[Task requirements]
Print the lines that start the entries and continue through the one holding "from matplotlib import pyplot as plt", please, exactly and with the pictures omitted.

==== The data ====

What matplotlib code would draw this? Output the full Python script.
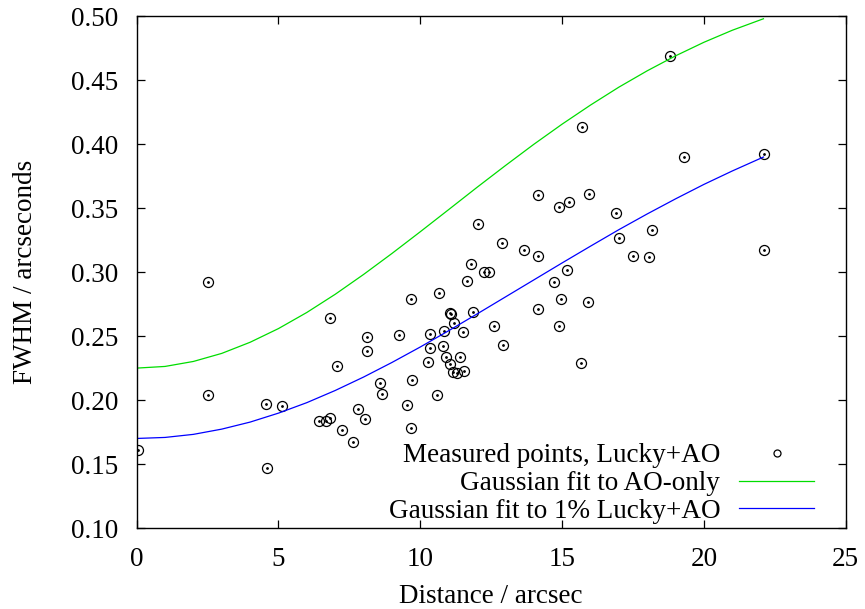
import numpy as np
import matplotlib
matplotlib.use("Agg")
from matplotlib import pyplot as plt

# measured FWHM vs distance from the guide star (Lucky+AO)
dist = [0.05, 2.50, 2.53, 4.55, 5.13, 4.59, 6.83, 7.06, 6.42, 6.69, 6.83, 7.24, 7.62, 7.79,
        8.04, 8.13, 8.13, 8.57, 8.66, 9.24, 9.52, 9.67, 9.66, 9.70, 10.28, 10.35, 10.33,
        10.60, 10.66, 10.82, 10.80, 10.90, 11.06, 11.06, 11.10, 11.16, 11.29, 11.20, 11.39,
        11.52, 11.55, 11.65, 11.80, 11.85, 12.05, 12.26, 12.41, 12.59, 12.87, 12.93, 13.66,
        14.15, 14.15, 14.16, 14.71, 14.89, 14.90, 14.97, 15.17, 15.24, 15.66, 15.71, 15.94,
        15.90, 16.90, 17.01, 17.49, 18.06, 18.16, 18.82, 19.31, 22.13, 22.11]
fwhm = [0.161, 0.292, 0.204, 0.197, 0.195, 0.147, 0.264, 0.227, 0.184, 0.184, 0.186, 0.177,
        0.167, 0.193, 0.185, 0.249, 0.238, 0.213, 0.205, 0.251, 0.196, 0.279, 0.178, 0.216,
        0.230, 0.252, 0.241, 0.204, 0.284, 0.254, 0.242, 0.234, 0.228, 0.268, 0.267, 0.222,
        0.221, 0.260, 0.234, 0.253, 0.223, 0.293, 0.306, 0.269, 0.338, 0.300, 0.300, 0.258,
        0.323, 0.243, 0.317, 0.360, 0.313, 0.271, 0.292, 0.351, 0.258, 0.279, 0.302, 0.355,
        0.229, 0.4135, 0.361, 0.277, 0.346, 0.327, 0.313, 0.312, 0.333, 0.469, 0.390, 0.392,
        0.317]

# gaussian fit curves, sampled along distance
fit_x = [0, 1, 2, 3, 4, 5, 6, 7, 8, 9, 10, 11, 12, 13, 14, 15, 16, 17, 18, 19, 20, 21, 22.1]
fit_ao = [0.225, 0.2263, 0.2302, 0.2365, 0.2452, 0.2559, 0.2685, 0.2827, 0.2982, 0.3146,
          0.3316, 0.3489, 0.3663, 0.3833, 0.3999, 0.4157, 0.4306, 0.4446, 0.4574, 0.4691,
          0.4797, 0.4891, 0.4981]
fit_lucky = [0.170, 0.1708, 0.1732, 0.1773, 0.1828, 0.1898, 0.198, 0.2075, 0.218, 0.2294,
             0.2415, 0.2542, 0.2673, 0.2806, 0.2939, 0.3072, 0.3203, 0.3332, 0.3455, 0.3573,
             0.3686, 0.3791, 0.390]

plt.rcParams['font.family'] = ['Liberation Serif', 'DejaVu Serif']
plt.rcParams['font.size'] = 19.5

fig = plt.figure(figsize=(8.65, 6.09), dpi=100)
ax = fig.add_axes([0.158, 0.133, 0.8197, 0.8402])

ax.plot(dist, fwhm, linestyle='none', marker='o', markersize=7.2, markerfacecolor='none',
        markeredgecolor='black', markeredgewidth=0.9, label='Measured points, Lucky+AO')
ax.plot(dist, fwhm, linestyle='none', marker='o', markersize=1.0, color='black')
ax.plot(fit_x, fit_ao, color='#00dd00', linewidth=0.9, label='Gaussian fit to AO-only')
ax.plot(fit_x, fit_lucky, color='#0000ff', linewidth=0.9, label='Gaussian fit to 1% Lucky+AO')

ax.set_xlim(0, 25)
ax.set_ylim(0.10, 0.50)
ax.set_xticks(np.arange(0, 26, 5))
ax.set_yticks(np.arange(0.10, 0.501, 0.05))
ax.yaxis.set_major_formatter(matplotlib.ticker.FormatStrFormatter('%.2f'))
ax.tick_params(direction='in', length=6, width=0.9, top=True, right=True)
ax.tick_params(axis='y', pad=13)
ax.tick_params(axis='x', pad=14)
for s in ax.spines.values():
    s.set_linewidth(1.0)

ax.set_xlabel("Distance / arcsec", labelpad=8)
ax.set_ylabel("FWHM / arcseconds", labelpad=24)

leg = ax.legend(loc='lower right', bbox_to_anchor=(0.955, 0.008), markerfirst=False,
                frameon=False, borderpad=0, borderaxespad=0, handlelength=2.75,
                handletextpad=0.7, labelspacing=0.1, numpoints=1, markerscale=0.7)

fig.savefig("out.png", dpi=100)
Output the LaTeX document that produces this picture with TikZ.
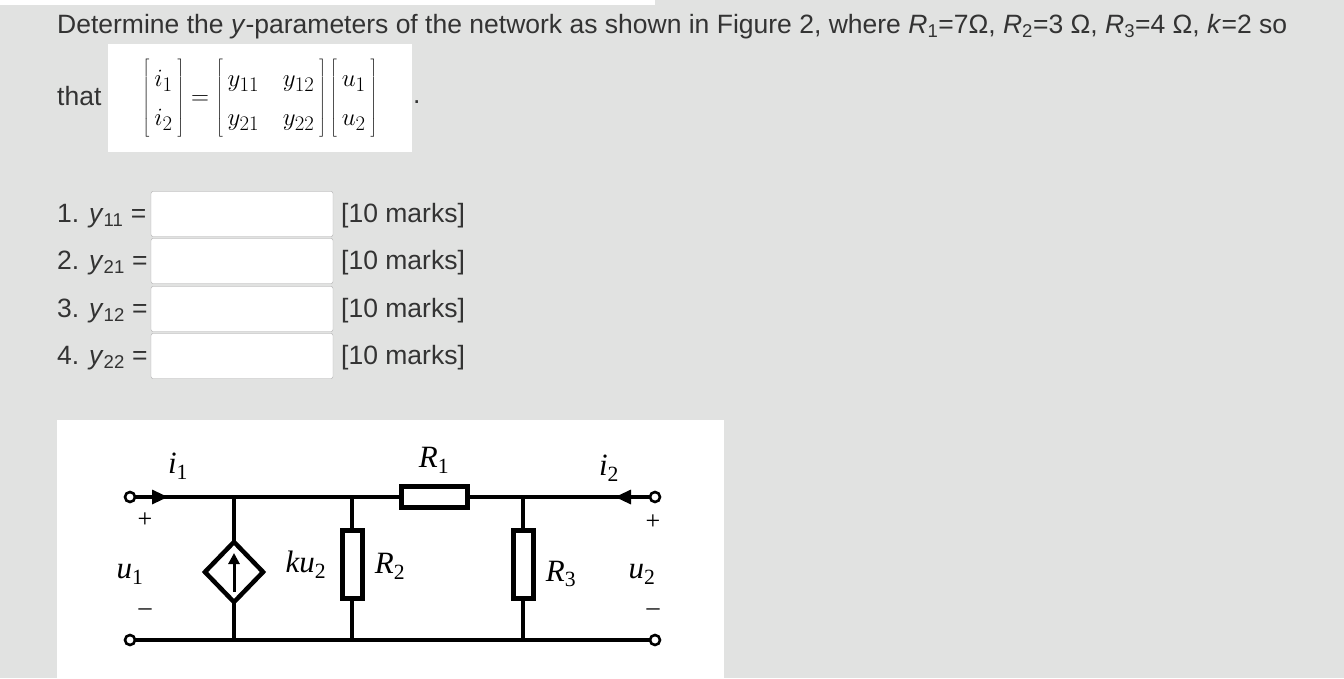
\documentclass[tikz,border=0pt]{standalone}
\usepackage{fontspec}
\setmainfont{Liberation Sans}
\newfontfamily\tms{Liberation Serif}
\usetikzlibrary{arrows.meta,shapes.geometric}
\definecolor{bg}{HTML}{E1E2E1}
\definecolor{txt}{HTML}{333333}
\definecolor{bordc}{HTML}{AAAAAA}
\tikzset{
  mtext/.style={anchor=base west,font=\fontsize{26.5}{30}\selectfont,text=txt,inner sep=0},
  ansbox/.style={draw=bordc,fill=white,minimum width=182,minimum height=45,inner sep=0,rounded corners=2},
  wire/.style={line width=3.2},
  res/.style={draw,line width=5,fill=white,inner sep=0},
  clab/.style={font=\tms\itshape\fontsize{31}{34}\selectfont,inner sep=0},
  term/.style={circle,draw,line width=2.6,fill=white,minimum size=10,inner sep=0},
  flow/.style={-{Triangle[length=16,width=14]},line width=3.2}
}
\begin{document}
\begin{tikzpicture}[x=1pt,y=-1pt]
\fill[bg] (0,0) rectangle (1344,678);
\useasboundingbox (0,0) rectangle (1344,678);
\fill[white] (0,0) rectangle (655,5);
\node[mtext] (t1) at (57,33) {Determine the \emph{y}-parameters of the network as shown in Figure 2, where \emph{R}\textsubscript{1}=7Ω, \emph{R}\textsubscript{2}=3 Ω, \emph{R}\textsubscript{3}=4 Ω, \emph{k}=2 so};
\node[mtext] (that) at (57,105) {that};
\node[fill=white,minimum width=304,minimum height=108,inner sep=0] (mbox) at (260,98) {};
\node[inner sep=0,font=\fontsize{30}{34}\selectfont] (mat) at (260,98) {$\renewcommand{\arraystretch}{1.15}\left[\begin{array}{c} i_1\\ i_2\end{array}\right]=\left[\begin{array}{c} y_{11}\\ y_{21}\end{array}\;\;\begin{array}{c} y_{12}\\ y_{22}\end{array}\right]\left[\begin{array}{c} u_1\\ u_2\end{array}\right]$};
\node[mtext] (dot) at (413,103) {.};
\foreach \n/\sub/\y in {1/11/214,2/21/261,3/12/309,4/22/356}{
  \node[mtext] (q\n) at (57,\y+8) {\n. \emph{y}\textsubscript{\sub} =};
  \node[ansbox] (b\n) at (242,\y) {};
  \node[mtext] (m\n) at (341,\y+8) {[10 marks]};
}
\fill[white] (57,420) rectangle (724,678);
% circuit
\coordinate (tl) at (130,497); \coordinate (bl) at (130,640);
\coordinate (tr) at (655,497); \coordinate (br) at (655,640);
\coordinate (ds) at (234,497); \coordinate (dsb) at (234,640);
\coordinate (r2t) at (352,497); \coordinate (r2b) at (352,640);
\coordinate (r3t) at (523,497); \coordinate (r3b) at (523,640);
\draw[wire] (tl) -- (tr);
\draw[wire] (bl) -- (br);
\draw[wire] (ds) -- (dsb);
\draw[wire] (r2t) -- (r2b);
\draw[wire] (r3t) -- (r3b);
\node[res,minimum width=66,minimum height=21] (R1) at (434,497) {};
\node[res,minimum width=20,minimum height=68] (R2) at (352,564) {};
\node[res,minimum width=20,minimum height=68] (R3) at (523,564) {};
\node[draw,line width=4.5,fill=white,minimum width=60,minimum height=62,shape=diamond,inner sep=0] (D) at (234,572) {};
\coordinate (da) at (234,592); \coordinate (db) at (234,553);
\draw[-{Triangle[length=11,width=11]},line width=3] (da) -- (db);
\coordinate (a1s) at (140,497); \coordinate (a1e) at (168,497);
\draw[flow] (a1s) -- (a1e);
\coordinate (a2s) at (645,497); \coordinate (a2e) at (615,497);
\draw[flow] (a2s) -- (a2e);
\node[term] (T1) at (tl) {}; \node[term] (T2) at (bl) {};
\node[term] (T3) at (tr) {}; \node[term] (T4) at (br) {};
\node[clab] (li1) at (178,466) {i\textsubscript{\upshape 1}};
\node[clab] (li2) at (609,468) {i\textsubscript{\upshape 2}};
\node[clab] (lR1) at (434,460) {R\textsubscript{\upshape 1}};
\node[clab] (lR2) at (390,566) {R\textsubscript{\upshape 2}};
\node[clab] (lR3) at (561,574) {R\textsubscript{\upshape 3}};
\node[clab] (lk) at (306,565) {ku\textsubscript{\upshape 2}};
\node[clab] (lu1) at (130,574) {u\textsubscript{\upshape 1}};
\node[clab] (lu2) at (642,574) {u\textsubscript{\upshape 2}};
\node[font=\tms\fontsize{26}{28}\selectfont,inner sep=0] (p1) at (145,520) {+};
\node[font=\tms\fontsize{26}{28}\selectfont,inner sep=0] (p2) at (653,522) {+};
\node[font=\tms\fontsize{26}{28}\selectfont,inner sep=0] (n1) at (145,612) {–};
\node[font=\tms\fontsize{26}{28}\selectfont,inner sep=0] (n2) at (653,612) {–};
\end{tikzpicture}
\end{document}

====

[Exercise response]
What matplotlib code would draw this? Output the full Python script.
import numpy as np
import matplotlib
matplotlib.use("Agg")
from matplotlib import pyplot as plt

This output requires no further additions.